Até aqui, um sonho …

Entretanto (e quando esta palavra aparece precisamos ficar atentos), a administração pública tem diversas prioridades e precisa atender a uma série de realidades conforme as necessidades gerais da população e segundo seus interesses que, em tese, deve visar sempre o bem comum. Como os recursos são limitados é preciso escolher a quem se irá atender. Para o trabalho (qualquer trabalho, inclusive o social) existem custos que, se relacionados as áreas citadas, deveriam ser suportados pela administração pública. Mas, como a execução direta nem sempre é possível, ocorrem as parcerias com as OSC’s, e aí começam as preocupações.

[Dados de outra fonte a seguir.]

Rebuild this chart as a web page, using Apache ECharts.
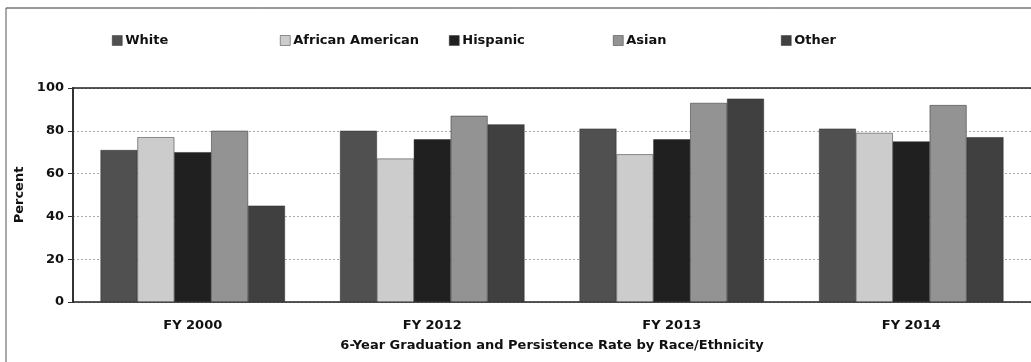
<!DOCTYPE html>
<html>
<head>
<meta charset="utf-8">
<script src="https://cdn.jsdelivr.net/npm/echarts@6/dist/echarts.min.js"></script>
<style>
  html, body { margin: 0; padding: 0; background: #fff; }
  #chart { width: 1031px; height: 362px; }
</style>
</head>
<body>
<div id="chart"></div>
<script>
// data
const categories = ["FY 2000", "FY 2012", "FY 2013", "FY 2014"];
const seriesNames = ["White", "African American", "Hispanic", "Asian", "Other"];
const white = [71, 80, 81, 81];
const africanAmerican = [77, 67, 69, 79];
const hispanic = [70, 76, 76, 75];
const asian = [80, 87, 93, 92];
const other = [45, 83, 95, 77];
const yTicks = [0, 20, 40, 60, 80, 100];

const values = [white, africanAmerican, hispanic, asian, other];
const colors = ["#505050", "#cccccc", "#202020", "#939393", "#404040"];
// the source chart lays legend entries out on its own fixed slots
const legendLeft = [112, 280, 449, 613, 781];

const FONT = "'DejaVu Sans', Verdana, sans-serif";
const bold13 = { fontFamily: FONT, fontWeight: "bold", fontSize: 13, color: "#111" };

const chart = echarts.init(document.getElementById("chart"));

chart.setOption({
  animation: false,
  textStyle: { fontFamily: FONT },
  graphic: [
    { type: "line", shape: { x1: 6, y1: 8, x2: 1031, y2: 8 }, style: { stroke: "#333", lineWidth: 1 } },
    { type: "line", shape: { x1: 6, y1: 8, x2: 6, y2: 362 }, style: { stroke: "#555", lineWidth: 1 } }
  ],
  legend: seriesNames.map((n, i) => ({
    data: [n],
    left: legendLeft[i],
    top: 34,
    padding: 0,
    icon: "rect",
    itemWidth: 10,
    itemHeight: 10,
    selectedMode: false,
    itemStyle: { borderColor: "#333", borderWidth: 0.5 },
    textStyle: Object.assign({ padding: [0, 0, 0, -2] }, bold13)
  })),
  grid: { left: 73, right: -1, top: 88, bottom: 60 },
  xAxis: [{
    type: "category",
    data: categories,
    name: "6-Year Graduation and Persistence Rate by Race/Ethnicity",
    nameLocation: "middle",
    nameGap: 37,
    nameTextStyle: bold13,
    axisLine: { lineStyle: { color: "#222", width: 1.5 } },
    axisTick: { alignWithLabel: true, length: 5, lineStyle: { color: "#222" } },
    axisLabel: Object.assign({ margin: 17 }, bold13)
  }, {
    type: "category",
    data: categories,
    position: "top",
    axisLine: { lineStyle: { color: "#222", width: 1.5 } },
    axisTick: { show: false },
    axisLabel: { show: false }
  }],
  yAxis: {
    type: "value",
    min: yTicks[0],
    max: yTicks[yTicks.length - 1],
    interval: 20,
    name: "Percent",
    nameLocation: "middle",
    nameGap: 40,
    nameTextStyle: bold13,
    axisLine: { show: true, lineStyle: { color: "#333", width: 2 } },
    axisTick: { show: true, length: 5, lineStyle: { color: "#333" } },
    axisLabel: Object.assign({ margin: 9 }, bold13),
    splitLine: { lineStyle: { color: "#aaa", type: [2, 2], width: 1 } }
  },
  series: seriesNames.map((n, i) => ({
    name: n,
    type: "bar",
    data: values[i],
    barGap: "0%",
    barCategoryGap: "23%",
    itemStyle: { color: colors[i], borderColor: "#2a2a2a", borderWidth: 0.5 }
  }))
});
</script>
</body>
</html>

Quem define via de regra o valor dos repasses a serem feitos nos chamamentos públicos é a administração pública. Não porque a lei assim determina. Muito pelo contrário. Pacificado está que quem deve apresentar o custo são as OSC’s parceiras, limitando a administração pública a apresentação de um valor previsto (expressão constante da lei 13.019/2014, art. 24). Mas, na prática a estória é outra: é comum ouvir “ou se acata o valor previsto ou não se executa a atividade”. Poucas OSC’s têm a coragem necessária para contrapor-se a este verdadeiro abuso de autoridade. Além disso, na prestação de contas apresenta-se apenas o valor que foi objeto dos repasses da administração pública, independentemente de quanto de fato custou aquele serviço. É uma pena que ainda tenhamos na administração pública profissionais que preferem demonstrar, desta forma, que financiam 100% dos serviços, fazendo de conta que as OSC’s não precisaram fazer das tripas coração (expressão usada para dizer que houve muito esforço) a fim de conseguir pagar as despesas assumidas.

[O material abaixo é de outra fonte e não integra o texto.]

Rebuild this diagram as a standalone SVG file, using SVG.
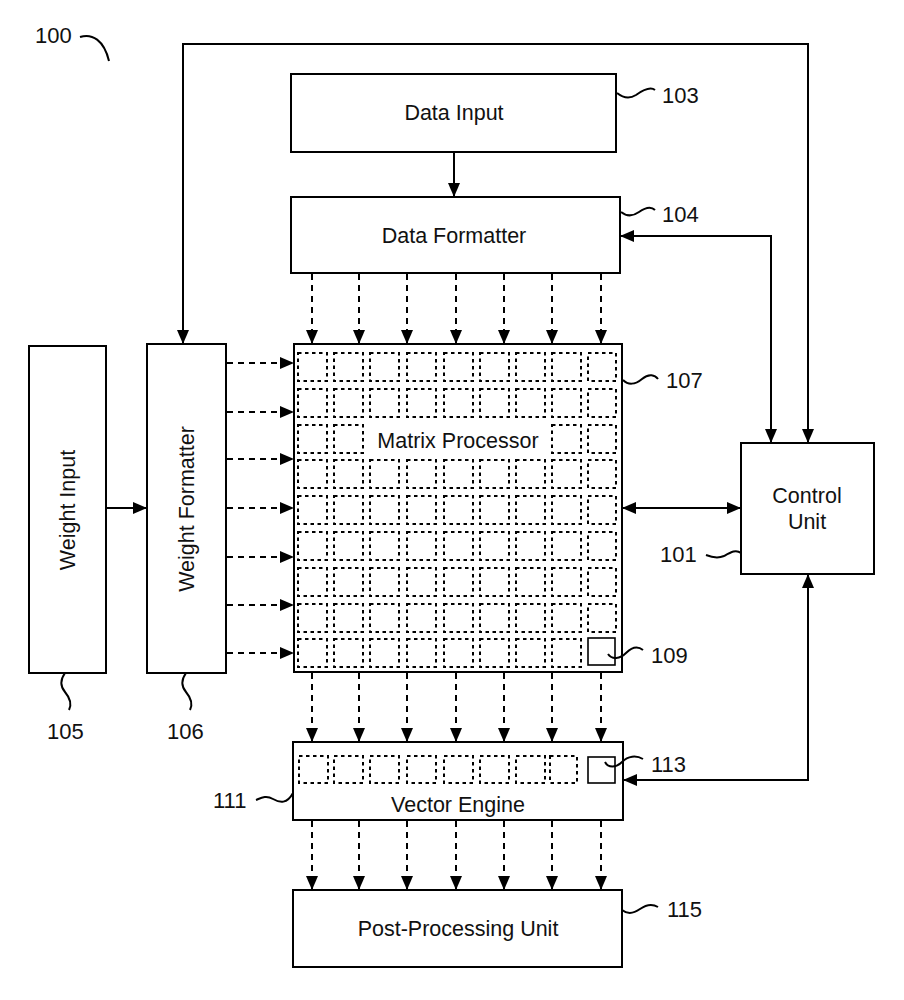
<svg xmlns="http://www.w3.org/2000/svg" width="904" height="1000" viewBox="0 0 904 1000">
<style>
.box{fill:#fff;stroke:#000;stroke-width:2}
.lbl{font-family:"Liberation Sans",Arial,sans-serif;font-size:21.5px;fill:#111;text-anchor:middle}
.num{font-family:"Liberation Sans",Arial,sans-serif;font-size:22px;fill:#111}
.ln{fill:none;stroke:#000;stroke-width:2}
.dash{fill:none;stroke:#000;stroke-width:2;stroke-dasharray:6,5}
.cell{fill:none;stroke:#000;stroke-width:2;stroke-dasharray:3.5,3.5}
.sq{fill:none;stroke:#000;stroke-width:1.6}
</style>
<defs>
<marker id="ah" markerWidth="14" markerHeight="12" refX="13" refY="6" orient="auto" markerUnits="userSpaceOnUse">
<path d="M0,0 L14,6 L0,12 Z" fill="#000"/>
</marker>
<marker id="as" markerWidth="14" markerHeight="12" refX="1" refY="6" orient="auto" markerUnits="userSpaceOnUse">
<path d="M14,0 L0,6 L14,12 Z" fill="#000"/>
</marker>
</defs>
<rect width="904" height="1000" fill="#fff"/>

<g id="connectors">
<line class="ln" x1="454" y1="152" x2="454" y2="196" marker-end="url(#ah)"/>
<line class="dash" x1="312" y1="274" x2="312" y2="343" marker-end="url(#ah)"/>
<line class="dash" x1="359" y1="274" x2="359" y2="343" marker-end="url(#ah)"/>
<line class="dash" x1="407" y1="274" x2="407" y2="343" marker-end="url(#ah)"/>
<line class="dash" x1="456" y1="274" x2="456" y2="343" marker-end="url(#ah)"/>
<line class="dash" x1="504" y1="274" x2="504" y2="343" marker-end="url(#ah)"/>
<line class="dash" x1="552" y1="274" x2="552" y2="343" marker-end="url(#ah)"/>
<line class="dash" x1="601" y1="274" x2="601" y2="343" marker-end="url(#ah)"/>
<line class="dash" x1="312" y1="673" x2="312" y2="741" marker-end="url(#ah)"/>
<line class="dash" x1="359" y1="673" x2="359" y2="741" marker-end="url(#ah)"/>
<line class="dash" x1="407" y1="673" x2="407" y2="741" marker-end="url(#ah)"/>
<line class="dash" x1="456" y1="673" x2="456" y2="741" marker-end="url(#ah)"/>
<line class="dash" x1="504" y1="673" x2="504" y2="741" marker-end="url(#ah)"/>
<line class="dash" x1="552" y1="673" x2="552" y2="741" marker-end="url(#ah)"/>
<line class="dash" x1="601" y1="673" x2="601" y2="741" marker-end="url(#ah)"/>
<line class="dash" x1="312" y1="821" x2="312" y2="889" marker-end="url(#ah)"/>
<line class="dash" x1="359" y1="821" x2="359" y2="889" marker-end="url(#ah)"/>
<line class="dash" x1="407" y1="821" x2="407" y2="889" marker-end="url(#ah)"/>
<line class="dash" x1="456" y1="821" x2="456" y2="889" marker-end="url(#ah)"/>
<line class="dash" x1="504" y1="821" x2="504" y2="889" marker-end="url(#ah)"/>
<line class="dash" x1="552" y1="821" x2="552" y2="889" marker-end="url(#ah)"/>
<line class="dash" x1="601" y1="821" x2="601" y2="889" marker-end="url(#ah)"/>
<line class="dash" x1="227" y1="363" x2="293" y2="363" marker-end="url(#ah)"/>
<line class="dash" x1="227" y1="412" x2="293" y2="412" marker-end="url(#ah)"/>
<line class="dash" x1="227" y1="459" x2="293" y2="459" marker-end="url(#ah)"/>
<line class="dash" x1="227" y1="508" x2="293" y2="508" marker-end="url(#ah)"/>
<line class="dash" x1="227" y1="557" x2="293" y2="557" marker-end="url(#ah)"/>
<line class="dash" x1="227" y1="605" x2="293" y2="605" marker-end="url(#ah)"/>
<line class="dash" x1="227" y1="653" x2="293" y2="653" marker-end="url(#ah)"/>
<line class="ln" x1="106" y1="508" x2="146" y2="508" marker-end="url(#ah)"/>
<polyline class="ln" points="183,343 183,44 808,44 808,442" marker-start="url(#as)" marker-end="url(#ah)"/>
<polyline class="ln" points="621,236 771,236 771,442" marker-start="url(#as)" marker-end="url(#ah)"/>
<line class="ln" x1="623" y1="508" x2="740" y2="508" marker-start="url(#as)" marker-end="url(#ah)"/>
<polyline class="ln" points="808,575 808,780 624,780" marker-start="url(#as)" marker-end="url(#ah)"/>
</g>

<g id="data-input">
<rect class="box" x="291" y="74" width="325" height="78"/>
<text class="lbl" x="454" y="120">Data Input</text>
</g>
<g id="data-formatter">
<rect class="box" x="291" y="197" width="329" height="76"/>
<text class="lbl" x="454" y="243">Data Formatter</text>
</g>
<g id="weight-input">
<rect class="box" x="29" y="346" width="77" height="327"/>
<text class="lbl" transform="translate(75,510) rotate(-90)">Weight Input</text>
</g>
<g id="weight-formatter">
<rect class="box" x="147" y="344" width="79" height="329"/>
<text class="lbl" transform="translate(194,509) rotate(-90)">Weight Formatter</text>
</g>
<g id="matrix-processor">
<rect class="box" x="294" y="344" width="328" height="328"/>
<g id="matrix-cells">
<g transform="translate(0,353)">
<rect class="cell" x="298" y="0" width="29" height="28"/><rect class="cell" x="334" y="0" width="29" height="28"/><rect class="cell" x="370" y="0" width="29" height="28"/><rect class="cell" x="407" y="0" width="29" height="28"/><rect class="cell" x="444" y="0" width="29" height="28"/><rect class="cell" x="480" y="0" width="29" height="28"/><rect class="cell" x="516" y="0" width="29" height="28"/><rect class="cell" x="552" y="0" width="29" height="28"/><rect class="cell" x="588" y="0" width="28" height="28"/>
</g>
<g transform="translate(0,389)">
<rect class="cell" x="298" y="0" width="29" height="28"/><rect class="cell" x="334" y="0" width="29" height="28"/><rect class="cell" x="370" y="0" width="29" height="28"/><rect class="cell" x="407" y="0" width="29" height="28"/><rect class="cell" x="444" y="0" width="29" height="28"/><rect class="cell" x="480" y="0" width="29" height="28"/><rect class="cell" x="516" y="0" width="29" height="28"/><rect class="cell" x="552" y="0" width="29" height="28"/><rect class="cell" x="588" y="0" width="28" height="28"/>
</g>
<g transform="translate(0,425)">
<rect class="cell" x="298" y="0" width="29" height="28"/><rect class="cell" x="334" y="0" width="29" height="28"/><rect class="cell" x="552" y="0" width="29" height="28"/><rect class="cell" x="588" y="0" width="28" height="28"/>
</g>
<g transform="translate(0,460)">
<rect class="cell" x="298" y="0" width="29" height="28"/><rect class="cell" x="334" y="0" width="29" height="28"/><rect class="cell" x="370" y="0" width="29" height="28"/><rect class="cell" x="407" y="0" width="29" height="28"/><rect class="cell" x="444" y="0" width="29" height="28"/><rect class="cell" x="480" y="0" width="29" height="28"/><rect class="cell" x="516" y="0" width="29" height="28"/><rect class="cell" x="552" y="0" width="29" height="28"/><rect class="cell" x="588" y="0" width="28" height="28"/>
</g>
<g transform="translate(0,496)">
<rect class="cell" x="298" y="0" width="29" height="28"/><rect class="cell" x="334" y="0" width="29" height="28"/><rect class="cell" x="370" y="0" width="29" height="28"/><rect class="cell" x="407" y="0" width="29" height="28"/><rect class="cell" x="444" y="0" width="29" height="28"/><rect class="cell" x="480" y="0" width="29" height="28"/><rect class="cell" x="516" y="0" width="29" height="28"/><rect class="cell" x="552" y="0" width="29" height="28"/><rect class="cell" x="588" y="0" width="28" height="28"/>
</g>
<g transform="translate(0,532)">
<rect class="cell" x="298" y="0" width="29" height="28"/><rect class="cell" x="334" y="0" width="29" height="28"/><rect class="cell" x="370" y="0" width="29" height="28"/><rect class="cell" x="407" y="0" width="29" height="28"/><rect class="cell" x="444" y="0" width="29" height="28"/><rect class="cell" x="480" y="0" width="29" height="28"/><rect class="cell" x="516" y="0" width="29" height="28"/><rect class="cell" x="552" y="0" width="29" height="28"/><rect class="cell" x="588" y="0" width="28" height="28"/>
</g>
<g transform="translate(0,568)">
<rect class="cell" x="298" y="0" width="29" height="28"/><rect class="cell" x="334" y="0" width="29" height="28"/><rect class="cell" x="370" y="0" width="29" height="28"/><rect class="cell" x="407" y="0" width="29" height="28"/><rect class="cell" x="444" y="0" width="29" height="28"/><rect class="cell" x="480" y="0" width="29" height="28"/><rect class="cell" x="516" y="0" width="29" height="28"/><rect class="cell" x="552" y="0" width="29" height="28"/><rect class="cell" x="588" y="0" width="28" height="28"/>
</g>
<g transform="translate(0,604)">
<rect class="cell" x="298" y="0" width="29" height="28"/><rect class="cell" x="334" y="0" width="29" height="28"/><rect class="cell" x="370" y="0" width="29" height="28"/><rect class="cell" x="407" y="0" width="29" height="28"/><rect class="cell" x="444" y="0" width="29" height="28"/><rect class="cell" x="480" y="0" width="29" height="28"/><rect class="cell" x="516" y="0" width="29" height="28"/><rect class="cell" x="552" y="0" width="29" height="28"/><rect class="cell" x="588" y="0" width="28" height="28"/>
</g>
<g transform="translate(0,639)">
<rect class="cell" x="298" y="0" width="29" height="28"/><rect class="cell" x="334" y="0" width="29" height="28"/><rect class="cell" x="370" y="0" width="29" height="28"/><rect class="cell" x="407" y="0" width="29" height="28"/><rect class="cell" x="444" y="0" width="29" height="28"/><rect class="cell" x="480" y="0" width="29" height="28"/><rect class="cell" x="516" y="0" width="29" height="28"/><rect class="cell" x="552" y="0" width="29" height="28"/>
</g>
</g>
<rect class="sq" x="588" y="638" width="27" height="27"/>
<text class="lbl" x="458" y="448" font-size="22.5">Matrix Processor</text>
</g>
<g id="control-unit">
<rect class="box" x="741" y="443" width="133" height="131"/>
<text class="lbl" x="807" y="503">Control</text>
<text class="lbl" x="807" y="529">Unit</text>
</g>
<g id="vector-engine">
<rect class="box" x="293" y="742" width="330" height="78"/>
<rect class="cell" x="299" y="756" width="29" height="27"/><rect class="cell" x="334" y="756" width="29" height="27"/><rect class="cell" x="370" y="756" width="29" height="27"/><rect class="cell" x="407" y="756" width="29" height="27"/><rect class="cell" x="444" y="756" width="29" height="27"/><rect class="cell" x="480" y="756" width="29" height="27"/><rect class="cell" x="516" y="756" width="29" height="27"/><rect class="cell" x="550" y="756" width="27" height="27"/>
<rect class="sq" x="588" y="757" width="27" height="26"/>
<text class="lbl" x="458" y="812">Vector Engine</text>
</g>
<g id="post-processing-unit">
<rect class="box" x="293" y="890" width="329" height="77"/>
<text class="lbl" x="458" y="936">Post-Processing Unit</text>
</g>

<g id="reference-labels">
<text class="num" x="35" y="43">100</text>
<path class="ln" d="M80,37 C92,33 104,40 109,61" stroke-width="1.6"/>
<text class="num" x="662" y="103">103</text>
<path class="ln" stroke-width="1.6" d="M617,93 C622,97 628,100 636,95 C643,90 650,86 655,90"/>
<text class="num" x="662" y="222">104</text>
<path class="ln" stroke-width="1.6" d="M621,212 C626,216 632,217 639,212 C646,207 651,206 655,210"/>
<text class="num" x="666" y="388">107</text>
<path class="ln" stroke-width="1.6" d="M623,380 C628,385 635,385 642,379 C649,373 655,375 658,379"/>
<text class="num" x="660" y="562">101</text>
<path class="ln" stroke-width="1.6" d="M706,555 C711,557 717,559 724,556 C731,552 736,549 741,553"/>
<text class="num" x="651" y="663">109</text>
<path class="ln" stroke-width="1.6" d="M608,654 C612,660 620,659 626,653 C632,647 638,646 643,650"/>
<text class="num" x="651" y="772">113</text>
<path class="ln" stroke-width="1.6" d="M605,762 C608,768 616,768 622,762 C628,756 636,755 643,759"/>
<text class="num" x="213" y="808">111</text>
<path class="ln" stroke-width="1.6" d="M256,800 C261,798 266,795 273,799 C280,803 287,804 293,793"/>
<text class="num" x="667" y="917">115</text>
<path class="ln" stroke-width="1.6" d="M622,910 C627,914 633,914 640,909 C647,904 653,904 658,907"/>
<text class="num" x="47" y="739">105</text>
<path class="ln" stroke-width="1.6" d="M65,673 C60,680 60,686 65,692 C70,698 72,704 69,710"/>
<text class="num" x="167" y="739">106</text>
<path class="ln" stroke-width="1.6" d="M186,673 C181,680 181,686 186,692 C191,698 193,704 190,710"/>
</g>
</svg>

Trabalhamos recentemente um estudo em conjunto com as OSC’s que atendem em parceria com a administração pública a área de assistência social em Franca. A realidade é assustadora: menos de 50% do custo dos serviços é coberto pelos repasses da administração pública. As OSC’s, as vezes, só percebem a defasagem na hora das demissões dos funcionários, porque não há reserva financeira para o pagamento das verbas rescisórias. E aí é tarde demais. Em alguns serviços a diferença chega a 70%. Importante registrar que nos últimos tempos foram enviadas correspondências para as entidades, posteriormente assumida como equivocada, dizendo que não poderiam ser realizadas promoções ou pedidos de doações … Também tem se tratado da possibilidade do atendimento com cobrança, o que não é bem aceito por alguns profissionais da administração pública, embora não existam impedimentos legais, cumpridas todas as formalidades e realizadas com todas suas exigências. Se alguém não as cumpre, que seja punido com a severidade da lei.

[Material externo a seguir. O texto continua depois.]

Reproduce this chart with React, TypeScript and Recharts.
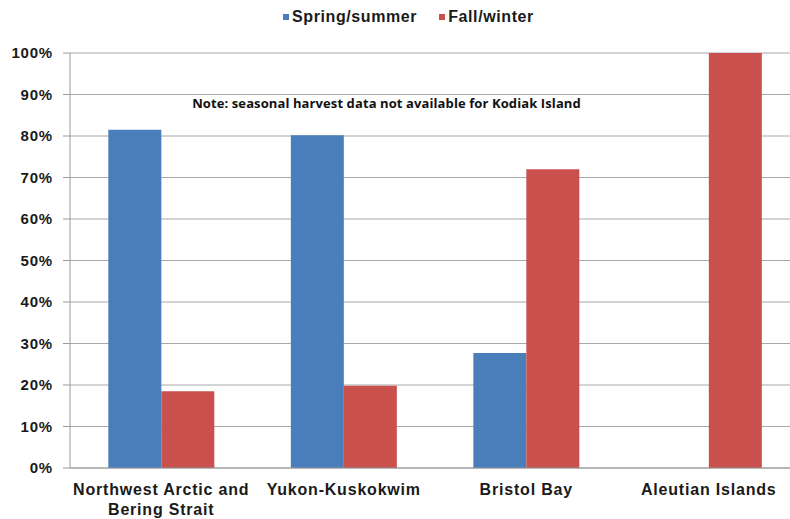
import React from "react"
import { BarChart, Bar, XAxis, YAxis, CartesianGrid, Text } from "recharts"

const regions = ["Northwest Arctic and Bering Strait", "Yukon-Kuskokwim", "Bristol Bay", "Aleutian Islands"]
const springSummer = [81.5, 80.2, 27.7, 0]
const fallWinter = [18.5, 19.8, 72, 100]
const yTicks = [0, 10, 20, 30, 40, 50, 60, 70, 80, 90, 100]

const BLUE = "#4a7ebb"
const RED = "#c9504c"
const FONT = "'Liberation Sans', Arial, sans-serif"

const data = regions.map((region, i) => ({
  region,
  spring: springSummer[i],
  fall: fallWinter[i],
}))

function RegionTick(props: any) {
  const { x, y, payload } = props
  return (
    <Text
      x={x}
      y={y + 8}
      width={185}
      textAnchor="middle"
      verticalAnchor="start"
      lineHeight="1.25em"
      fontFamily={FONT}
      fontWeight="bold"
      fontSize={16}
      letterSpacing={0.8}
      fill="#1a1a1a"
    >
      {payload.value}
    </Text>
  )
}

function SeasonLegend() {
  const items = [
    { label: "Spring/summer", color: BLUE },
    { label: "Fall/winter", color: RED },
  ]
  return (
    <div
      style={{
        position: "absolute",
        top: 7,
        left: 283,
        display: "flex",
        fontFamily: FONT,
        fontWeight: "bold",
        fontSize: 16,
        letterSpacing: 0.6,
        color: "#1a1a1a",
        lineHeight: "20px",
      }}
    >
      {items.map((it) => (
        <div key={it.label} style={{ display: "flex", alignItems: "center", marginRight: 22 }}>
          <span style={{ width: 6, height: 6, background: it.color, display: "inline-block", marginRight: 3 }} />
          <span>{it.label}</span>
        </div>
      ))}
    </div>
  )
}

export default function App() {
  return (
    <div style={{ position: "absolute", left: 0, top: 0, width: 790, height: 519, overflow: "hidden", background: "#fff" }}>
      <BarChart
        width={800}
        height={519}
        data={data}
        margin={{ top: 53, right: 0, bottom: 21, left: 0 }}
        barCategoryGap="21%"
        barGap={0}
      >
        <CartesianGrid vertical={false} stroke="#a8a8a8" />
        <XAxis
          dataKey="region"
          interval={0}
          height={30}
          tick={<RegionTick />}
          tickLine={false}
          axisLine={{ stroke: "#999" }}
        />
        <YAxis
          width={70}
          domain={[0, 100]}
          ticks={yTicks}
          tickFormatter={(v: number) => `${v}%`}
          tick={{ fontFamily: FONT, fontWeight: "bold", fontSize: 15, letterSpacing: 0.8, fill: "#1a1a1a" }}
          tickLine={{ stroke: "#999" }}
          tickSize={7}
          tickMargin={10}
          axisLine={{ stroke: "#999" }}
        />
        <Bar dataKey="spring" name="Spring/summer" fill={BLUE} isAnimationActive={false} />
        <Bar dataKey="fall" name="Fall/winter" fill={RED} isAnimationActive={false} />
      </BarChart>
      <SeasonLegend />
      <div
        style={{
          position: "absolute",
          left: 0,
          width: 773,
          top: 94,
          textAlign: "center",
          fontFamily: "'Open Sans', sans-serif",
          fontWeight: "bold",
          fontSize: 13,
          letterSpacing: 0.1,
          color: "#111",
        }}
      >
        Note: seasonal harvest data not available for Kodiak Island
      </div>
    </div>
  )
}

Mas vamos fazer as contas juntos: recebemos da administração pública menos do que precisamos gastar para fazer o que fazemos; não podemos pedir ajuda para a sociedade; não podemos realizar atividades que nos tragam recursos financeiros. Como iremos continuar com os serviços? A administração pública exige toda a formalidade e cumprimento das exigências e etecetera e tal. E tem mesmo a obrigação de fazer isso. Mas, sem dinheiro as OSC’s fazem o que conseguem. E quem assumirá as consequências? Quem pagará a conta que falta? As OSC’s e pronto. Não tem dúvida!

E tudo começa como um sonho…
Mas vamos continuar sonhando…

Vamos sonhar com um dia em que a administração pública, por meio das pessoas que ocupam os cargos que foram pensados para se buscar o bem comum possam perceber que devem ocorrer parcerias (na expressão mais ampla deste termo, onde um ajuda o outro). Vamos sonhar com um dia em que os valores previstos dos serviços a serem contratados sejam de fato aqueles que comportem as despesas que as OSC’s realmente têm. Vamos sonhar que as propostas da administração pública, pensando em aumentar o número de atendimentos, sejam balizadas por valores compatíveis com os custos necessários, pois, caso contrário, só aumentamos o tamanho dos prejuízos para as OSC’s e fica parecendo que a administração pública resolveu o problema da espera pelos serviços. Vamos continuar sonhando que o mundo será melhor para todos. Mas vamos sonhar isso tudo acordado. E juntos. Só assim conseguiremos transformar este sonho em uma realidade para aqueles que mais precisam.